Gospel Reflection for Sunday March 7th 2021 The Third Sunday of Lent
Jesus disturbs the peace
If you ‘Google’ the name Jesus and search images, there are countless pictures and paintings of Jesus; some old, some very modern. He is often presented as the kind and peaceful Messiah. A popular image of Jesus is him as the Good Shepherd carrying a sheep on his shoulders. These are all very helpful for us, but they don’t convey nor capture the fullness of who Jesus is and neither can they. The gospel today offers us an image of Jesus that we might find difficult to understand. Jesus is in the Temple and he is angry, even violent. He walks forcibly into the Temple, makes a whip from some rope, overturns tables, throws the moneychangers money on the ground and drives the animals out. Then he turns his attention to those who had turned the Sacred Temple into a marketplace. He doesn’t hold back; he condemns them for violating and desecrating The Temple; ‘Take all this out of here and stop turning my Father’s house into a market.’ What are we to make of this today?
For Jesus this is both a moment of protest and prophecy.

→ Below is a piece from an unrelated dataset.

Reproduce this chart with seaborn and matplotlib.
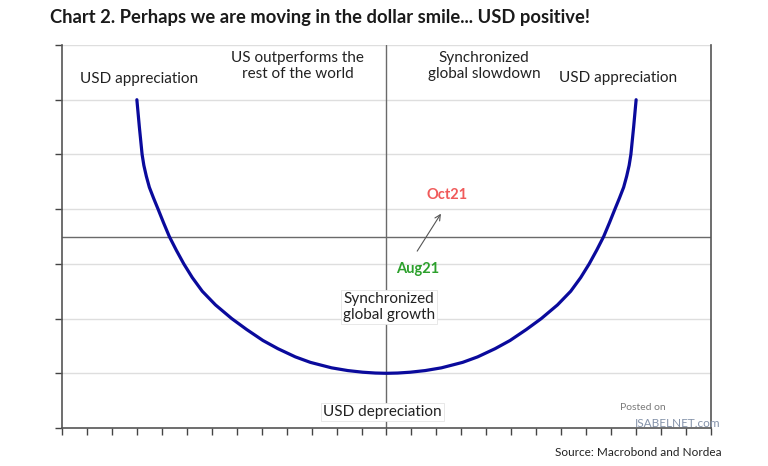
import numpy as np
import pandas as pd
import matplotlib
matplotlib.use("Agg")
import matplotlib.pyplot as plt
import seaborn as sns

# dollar smile curve (x: 0..26 grid, y: 0..7 grid)
x_left = [3.0, 3.1, 3.21, 3.28, 3.38, 3.5, 3.67, 3.85, 4.07, 4.3, 4.58, 4.88, 5.22,
          5.62, 6.15, 6.8, 7.4, 8.05, 8.65, 9.35, 9.95, 10.8, 11.45, 12.05, 12.55, 13.0]
y_left = [6.0, 5.5, 5.0, 4.8, 4.6, 4.4, 4.2, 4.0, 3.75, 3.5, 3.25, 3.0, 2.75,
          2.5, 2.25, 2.0, 1.8, 1.6, 1.45, 1.3, 1.2, 1.1, 1.05, 1.02, 1.005, 1.0]
x_right = [13.45, 13.95, 14.55, 15.2, 16.05, 16.65, 17.35, 17.95, 18.6, 19.2, 19.85,
           20.38, 20.78, 21.12, 21.42, 21.7, 21.93, 22.15, 22.33, 22.5, 22.62, 22.72,
           22.79, 22.9, 23.0]
y_right = [1.005, 1.02, 1.05, 1.1, 1.2, 1.3, 1.45, 1.6, 1.8, 2.0, 2.25,
           2.5, 2.75, 3.0, 3.25, 3.5, 3.75, 4.0, 4.2, 4.4, 4.6, 4.8,
           5.0, 5.5, 6.0]

# labels
title = "Chart 2. Perhaps we are moving in the dollar smile... USD positive!"
regimes = ["USD appreciation", "US outperforms the\nrest of the world",
           "Synchronized\nglobal slowdown", "USD appreciation",
           "Synchronized\nglobal growth", "USD depreciation"]
regime_x = [3.07, 9.44, 16.9, 22.26, 13.1, 12.85]
regime_y = [6.38, 6.62, 6.62, 6.4, 2.21, 0.29]
points = ["Aug21", "Oct21"]
point_x = [14.25, 15.41]
point_y = [2.91, 4.26]

df = pd.DataFrame({"x": x_left + x_right, "y": y_left + y_right})

sns.set_style("white")
plt.rcParams["font.family"] = ["Lato", "DejaVu Sans"]

fig = plt.figure(figsize=(7.68, 4.66), dpi=100)
ax = fig.add_axes([0.0807, 0.0815, 0.8451, 0.8219])

for g in range(1, 8):
    ax.axhline(g, color="#dedede", lw=1.0, zorder=0)
ax.axhline(3.5, color="#6a6a6a", lw=1.0, zorder=1)
ax.axvline(13, color="#6a6a6a", lw=1.0, zorder=1)

sns.lineplot(data=df, x="x", y="y", sort=False, color="#0a0a9c", lw=2.3, ax=ax, zorder=3)

ax.set_xlim(0, 26)
ax.set_ylim(0, 7)
ax.set_xticks(range(0, 27))
ax.set_yticks(range(0, 8))
ax.set_xticklabels([])
ax.set_yticklabels([])
ax.set_xlabel("")
ax.set_ylabel("")
ax.tick_params(axis="both", direction="out", length=5, width=1, color="#444444",
               bottom=True, left=True)
for side in ["left", "bottom", "right"]:
    ax.spines[side].set_color("#555555")
    ax.spines[side].set_linewidth(1.2)
ax.spines["top"].set_visible(False)

box = dict(boxstyle="square,pad=0.15", fc="white", ec="#e4e4e4", lw=0.6)
for i, (lab, xx, yy) in enumerate(zip(regimes, regime_x, regime_y)):
    ax.text(xx, yy, lab, ha="center", va="center", fontsize=11, color="#222222",
            linespacing=1.2, bbox=box if i >= 4 else None, zorder=4)

ax.text(point_x[0], point_y[0], points[0], ha="center", va="center", fontsize=10.5,
        fontweight="bold", color="#2ca02c", zorder=4)
ax.text(point_x[1], point_y[1], points[1], ha="center", va="center", fontsize=10.5,
        fontweight="bold", color="#f05a5a", zorder=4)
ax.annotate("", xy=(15.24, 3.96), xytext=(14.17, 3.19),
            arrowprops=dict(arrowstyle="->", color="#555555", lw=0.8), zorder=4)

fig.text(0.065, 0.963, title, fontsize=13.2, fontweight="bold", color="#1a1a1a",
         ha="left", va="center")
fig.text(0.94, 0.03, "Source: Macrobond and Nordea", fontsize=8.5, color="#222222",
         ha="right", va="center")
fig.text(0.837, 0.125, "Posted on", fontsize=7.5, color="#7a7a7a", ha="center", va="center")
fig.text(0.883, 0.092, "ISABELNET.com", fontsize=8.5, color="#8593aa", ha="center",
         va="center", zorder=10)

fig.savefig("out.png", dpi=100)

The Temple was the most sacred place of prayer for the Jewish People; it was the very place where God ‘lived’. Sadly it had become a place of commerce, cheating and injustice. Those who came to pray had to buy animals to sacrifice. They had to buy these with the Temple’s own currency, which they also had to buy. The moneychangers cheated those who came to the Temple. Jesus protests against this; his anger and apparent violence are righteous and justified. He is protecting and defending the poor and the Temple. This angers both the Roman and Jewish authorities.
This is also a very radical and explicit prophesy. Those present want a sign from Jesus to explain what he was done. Jesus says in reply; ‘Destroy this Temple and in three days, I will raise it up.’ As Jesus cleanses the Temple, he also reclaims it for its original sacred purpose; the worship of God. We know now the Jesus was not talking literally about the Temple, but of his own resurrection. As the gospel says, ‘he was speaking about the sanctuary that was his body.’ Jesus will be the new the temple and sanctuary through whom people will encounter and experience God.
In the Temple, Jesus not only upsets the tables, he upsets and disturbs the people who were there. He challenges their idea of who and what the Messiah of God is. The message he brings is challenging and radical. Does Jesus and the gospel challenge or disturb us today? It is worth remembering that the word of God Mary heard disturbed her and she wondered what the message meant. The events of Holy Week will challenge and even disturb us today; if we let them. When Jesus washed his friend’s feet, they too wondered what this gesture meant. The pain and apparent tragedy of Good Friday challenges not only our image of Jesus, but perhaps also of God. There is always that danger that we make Jesus and God in our own image. Through the Passion and Resurrection of Jesus we are asked to broaden our vision and open our hearts to experience a Jesus who will do and say things ‘which no eye has seen and no ear has heard, what the mind cannot perceive; all that God has prepared for those who love him.’(1. Cor. 2.9).
As we take another step on our Lenten journey, may we open our hearts and daily lives to the radical message that Jesus brings offers us – which may challenge and disturb us.
– Br Michael Moore OMI
Destroy this sanctuary and in three days I will raise it upJust before the Jewish Passover Jesus went up to Jerusalem, and in the Temple he found people selling cattle and sheep and pigeons, and the money-changers sitting at their counters there. Making a whip out of some cord, he drove them all out of the Temple, cattle and sheep as well, scattered the money-changers’ coins, knocked their tables over and said to the pigeon-sellers, ‘Take all this out of here and stop turning my Father’s house into a market.’ Then his disciples remembered the words of scripture: Zeal for your house will devour me. The Jews intervened and said, ‘What sign can you show us to justify what you have done?’ Jesus answered, ‘Destroy this sanctuary, and in three days I will raise it up.’ The Jews replied, ‘It has taken forty-six years to build this sanctuary: are you going to raise it up in three days?’ But he was speaking of the sanctuary that was his body, and when Jesus rose from the dead, his disciples remembered that he had said this, and they believed the scripture and the words he had said.
During his stay in Jerusalem for the Passover many believed in his name when they saw the signs that he gave, but Jesus knew them all and did not trust himself to them; he never needed evidence about any man; he could tell what a man had in him.